Exploration time mean vs. robot team scale in the geometries environment. Grey, green and red bars represent the exploration time means of MRS under coordination of DB-A, RA-A and SC-A, respectively

Fig. 7
figure 7

Exploration time mean vs. robot team scale in the blank environment. Grey, green and red bars represent the exploration time means of MRS under coordination of DB-A, RA-A and SC-A, respectively

In previous sections, Figs. 1 and 2 showed how our algorithm saves exploring time from the target selection point of view. Next, it will be demonstrated that the proposed algorithm improves exploration efficiency from the other two aspects. First, waiting time for each auction period during the exploration process is saved. In the presented simulation results, the waiting time in each auction round is set to be 1 time unit. In this time unit, all teammate robots do nothing except for waiting for better bids. Table 2 shows auction times means and exploration time means of MRS coordinated by DB-A and RA-A in the three environments, respectively. In the table, the three rows of data for each algorithm from up to down correspond to line segments, geometries and blank environments, respectively.

Table 2 Auction times mean/exploration time mean of DB-A and RA-A

Finally, the exploration time efficiency improvement is demonstrated by comparing the trajectories of all teammate robots for the three algorithms. Due to limitations on paper space, only the trajectories of team size 4 for the three algorithms in the blank environment are shown in Figs. 8 to 10, respectively. The initial locations of the four robots for the three algorithms are identical which are randomly selected as (30, 37), (19, 70), (19, 55), and (68, 44), respectively.
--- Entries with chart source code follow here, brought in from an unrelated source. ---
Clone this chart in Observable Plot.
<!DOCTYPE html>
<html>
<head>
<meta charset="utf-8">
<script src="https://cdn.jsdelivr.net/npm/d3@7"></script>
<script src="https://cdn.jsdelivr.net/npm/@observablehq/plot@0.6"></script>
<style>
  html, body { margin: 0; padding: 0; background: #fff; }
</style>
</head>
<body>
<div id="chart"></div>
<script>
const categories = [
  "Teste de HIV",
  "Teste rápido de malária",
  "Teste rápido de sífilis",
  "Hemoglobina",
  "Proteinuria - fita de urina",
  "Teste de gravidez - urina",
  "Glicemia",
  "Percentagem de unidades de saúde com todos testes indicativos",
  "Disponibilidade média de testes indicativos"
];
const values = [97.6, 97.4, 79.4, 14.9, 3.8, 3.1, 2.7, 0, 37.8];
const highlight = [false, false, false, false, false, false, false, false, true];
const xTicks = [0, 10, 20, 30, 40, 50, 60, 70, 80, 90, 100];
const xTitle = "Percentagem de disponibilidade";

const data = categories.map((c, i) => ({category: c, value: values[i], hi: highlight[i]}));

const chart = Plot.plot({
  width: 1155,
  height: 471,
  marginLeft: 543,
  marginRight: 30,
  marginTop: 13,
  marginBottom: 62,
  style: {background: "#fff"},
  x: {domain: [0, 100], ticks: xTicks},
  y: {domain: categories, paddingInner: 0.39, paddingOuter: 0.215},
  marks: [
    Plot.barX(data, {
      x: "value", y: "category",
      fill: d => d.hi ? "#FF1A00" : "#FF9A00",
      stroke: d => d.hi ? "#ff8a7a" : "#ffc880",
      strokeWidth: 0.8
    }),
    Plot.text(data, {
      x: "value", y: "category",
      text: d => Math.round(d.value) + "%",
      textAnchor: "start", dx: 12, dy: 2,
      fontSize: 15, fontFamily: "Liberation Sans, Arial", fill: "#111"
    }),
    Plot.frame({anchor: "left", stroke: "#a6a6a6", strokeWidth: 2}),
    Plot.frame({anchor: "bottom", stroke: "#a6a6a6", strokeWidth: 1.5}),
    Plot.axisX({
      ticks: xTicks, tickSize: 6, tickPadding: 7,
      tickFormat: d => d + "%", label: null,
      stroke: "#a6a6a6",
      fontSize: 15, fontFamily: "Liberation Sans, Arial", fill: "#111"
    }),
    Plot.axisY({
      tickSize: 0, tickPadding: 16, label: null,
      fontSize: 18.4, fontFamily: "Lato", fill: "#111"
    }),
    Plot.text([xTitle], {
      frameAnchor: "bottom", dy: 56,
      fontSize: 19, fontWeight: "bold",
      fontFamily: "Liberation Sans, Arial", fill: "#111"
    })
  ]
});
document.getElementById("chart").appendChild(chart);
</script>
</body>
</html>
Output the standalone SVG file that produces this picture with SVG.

The initial orientations of the four robots are selected randomly which are upwards, leftwards, leftwards, and leftwards, respectively (Fig. 9).

Fig. 8
figure 8

Trajectories of four robots coordinated by DB-A in the blank environment. The correspondences are star - R 1, circle - R 2, x-mark - R 3, and solid - R 4

Fig. 9
figure 9

Trajectories of four robots coordinated by RA-A in the blank environment. The correspondences are star - R 1, circle - R 2, x-mark - R 3, and solid - R 4

Fig. 10
figure 10

Trajectories of four robots coordinated by SC-A in the blank environment. The correspondences are star - R 1, circle - R 2, x-mark - R 3, and solid - R 4

It can be seen that the trajectories of robots coordinated by DB-A and RA-A are more abnormal and have more intersections than that of the corresponding robots coordinated by SC-A. The exploration times of the MRS coordinated by the three algorithms are 597, 684 and 427, respectively.

6 Conclusion

We have proposed a hierarchical coordinated approach for MRS exploring unknown environments. The upper level emphasizes on endowing each robot autonomy based on supervisory control of discrete event systems, and the lower level emphasizes on navigation goal selection. By partitioning the environment into a few of sector zones, a simple upper automaton with a limited state set was established. The autonomous abilities are represented as symbol strings which are included in the desired behavior language. At the lower level, two kinds of utility which are used to realize efficient moving target selection and cooperation between robots are proposed. The proposed approach improved exploration efficiency compared with single robot systems. Moreover, it has the following advantages, selecting a target assignment strategy according to the MRS and the environment status, the ability of dealing with heterogeneity, less communication traffic, trajectory smoothness, etc. over the traditional market economy based approach. The validity of the proposed coordinated algorithm should be proved from a theoretic point of view. Moreover, the future work includes implementing the proposed algorithm on real robots.